Но от этой загадки нельзя было отмахнуться, ибо присутствие отца Брауна в моей жизни уже стало фактом, которому требовалось дать объяснение. И это произошло, когда однажды я вспомнил, что знаю ещё одного  человека, который вёл подобный образ жизни и высказывал похожие взгляды. Он любил грешника и прощал его, говоря при этом честно в лицо то, что о нём думает. Этот человек тоже был весёлым, любил пообщаться с друзьями, но был суров, когда ему приходилось бороться за истину, потому что истина стоила этого. Правда, жил он на две тысячи лет раньше. И Он был не только человек.

И тогда я начал понимать, что такое настоящий священник или настоящий христианин. Это не обычный добрый дядечка, который внимательно выслушивает нас и с которым приятно пообщаться после мессы. Это тот, кто несёт в себе тайну христианства, тайну противоположности земли и неба, тайну их единства. И это ведь так просто: видеть мир таким, какой он есть на самом деле. И это так сложно, что необходимо стать священником и самому совершить мессу для того, чтобы понять это и просветить другого.

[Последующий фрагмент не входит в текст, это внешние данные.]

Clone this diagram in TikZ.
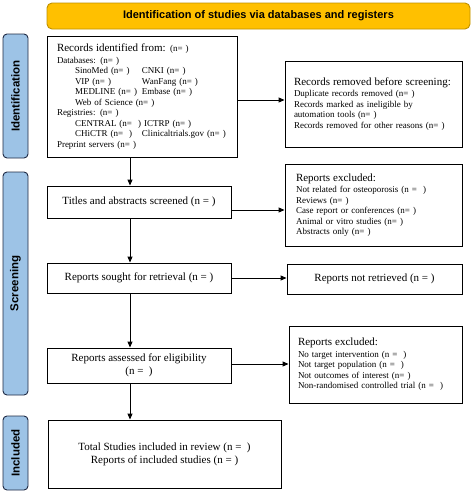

Осталось рассказать последнее. Я не знаю, что стало с отцом Брауном. Я слышу его главный совет: «Следует помнить одну общую истину. То, что слишком близко, как бы невидимо. Один астроном наблюдал луну, когда ему в глаз попала мошка, и обнаружил там дракона, которого на луне быть не может. И мне рассказывали, что собственный голос неузнаваем. И вообще – того, что у нас перед самыми глазами, мы сплошь и рядом не видим, а, увидев, не узнаём. Если же близкое немного отдалится, мы, пожалуй, решим, что оно далеко. Давайте-ка выйдем на минутку из дома и посмотрим, как всё выглядит с иной точки зрения».

И я понимаю: если мне хочется посоветоваться со своим современником, который может понять меня, то я беру с полки томик с детективными рассказами Честертона про патера Брауна и опять встречаюсь с человеком, который не говорит нравоучения, а учит.  Теперь я знаю, что такие священники есть. А главное, что, отставив книгу на полку, я могу увидеть таких священников и в своём приходе. И, хотя они не расследуют загадочные преступления, как честертоновский герой, но они делают то же самое дело: раскрывают нам тайну христианства и нашей жизни.